This Rumor Sparked The First Modern "Race Riot"

apollo theatre street sign
Zain Murdock
April 7, 2022

Lino Rivera was 16 years old when his neighborhood thought he was dead. The Black, Puerto Rican teen had allegedly stolen a pocket knife from a shop on 125th Street in Harlem on March 19, 1935 – and after being apprehended by police, he mysteriously disappeared.

It sparked what’s considered the first modern “race riot” in U.S. history, but what really happened?

Spectators had already gathered outside the store by the time police arrived. The store owner let Rivera go out the back door, not wanting to cause a scene. But rumors that he’d been killed spread like wildfire. 

Rumors that they easily squashed, right?

Wrong. The worried crowd simply wanted to see that Rivera was alive. But cops told them it was none of their business! It was a suspicious and condescending answer, especially given what we know about police. And it quickly backfired.

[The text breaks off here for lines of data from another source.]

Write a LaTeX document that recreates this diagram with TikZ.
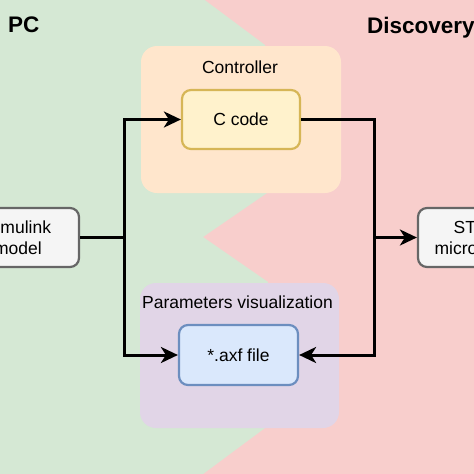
\documentclass[tikz,border=0pt]{standalone}
\usepackage{fontspec}
\setmainfont{Liberation Sans}
\usetikzlibrary{arrows.meta}
\definecolor{bggreen}{HTML}{D5E8D4}
\definecolor{bgpink}{HTML}{F8CECC}
\definecolor{ctrlfill}{HTML}{FFE6CC}
\definecolor{parfill}{HTML}{E1D5E7}
\definecolor{yelfill}{HTML}{FFF2CC}
\definecolor{yelline}{HTML}{D6B656}
\definecolor{bluefill}{HTML}{DAE8FC}
\definecolor{blueline}{HTML}{6C8EBF}
\definecolor{greyfill}{HTML}{F5F5F5}
\definecolor{greyline}{HTML}{666666}
\tikzset{
  container/.style={rounded corners=16pt, inner sep=0pt},
  blockbox/.style={rounded corners=9pt, line width=2.2pt, inner sep=0pt, align=center,
    font=\fontsize{17.5}{21}\selectfont},
  lbl/.style={inner sep=0pt, font=\fontsize{17.5}{21}\selectfont},
  ttl/.style={inner sep=0pt, anchor=base west, font=\fontsize{22.5}{26}\selectfont\bfseries},
  conn/.style={line width=3pt, black},
  arr/.style={conn, -{Stealth[length=17pt, width=16pt, inset=5pt]}},
}
\begin{document}
\begin{tikzpicture}[x=1pt, y=-1pt]
\useasboundingbox (0,0) rectangle (474,474);
\clip (0,0) rectangle (474,474);
% background
\fill[bgpink] (-5,-5) rectangle (480,480);
\fill[bggreen] (-5,-5) -- (198,-5) -- (265,45) -- (267,120) -- (267,193) -- (203,237)
  -- (268,282) -- (266,350) -- (265,428) -- (195,480) -- (-5,480) -- cycle;
% titles
\node[ttl] (pc) at (8,32) {PC};
\node[ttl] (disc) at (367,33) {Discovery};
% containers
\node[container, fill=ctrlfill, minimum width=200pt, minimum height=147pt] (ctrl) at (241,119.5) {};
\node[lbl] (ctrllbl) at (240,67) {Controller};
\node[container, fill=parfill, minimum width=199pt, minimum height=145pt] (par) at (239.5,355.5) {};
\node[lbl] (parlbl) at (237.5,302) {Parameters visualization};
% blocks
\node[blockbox, draw=yelline, fill=yelfill, minimum width=118pt, minimum height=59pt] (ccode) at (241,119.5) {C code};
\node[blockbox, draw=blueline, fill=bluefill, minimum width=119pt, minimum height=60pt] (axf) at (238.5,355) {*.axf file};
\node[blockbox, draw=greyline, fill=greyfill, minimum width=122pt, minimum height=59pt] (sim) at (18,237.5) {Simulink\\model};
\node[blockbox, draw=greyline, fill=greyfill, minimum width=148pt, minimum height=59pt] (stm) at (492,237.5) {STM32F4\\microcontroller};
% junctions
\coordinate (jl) at (124,237.5);
\coordinate (jr) at (374,237.5);
% connectors
\draw[conn] (sim.east) -- (jl);
\draw[arr] (jl) |- (ccode.west);
\draw[arr] (jl) |- (axf.west);
\draw[conn] (ccode.east) -| (jr);
\draw[arr] (jr) -- (stm.west);
\draw[arr] (jr) |- (axf.east);
\end{tikzpicture}
\end{document}
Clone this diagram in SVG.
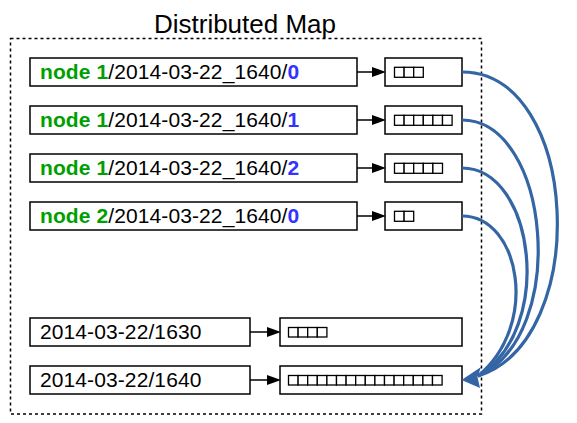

Soon enough, over 10,000 Harlemites came out to protest for Rivera. Windows were shattered, rocks flew through the air, and blood spilled. And when it was all said and done, three Black people were killed and 125 were arrested.

While Rivera wasn’t killed, we’re always right to be skeptical of police – they’re known to lie. We have to always be ready to fight when one of our own is down. One of our biggest strengths is the power of community!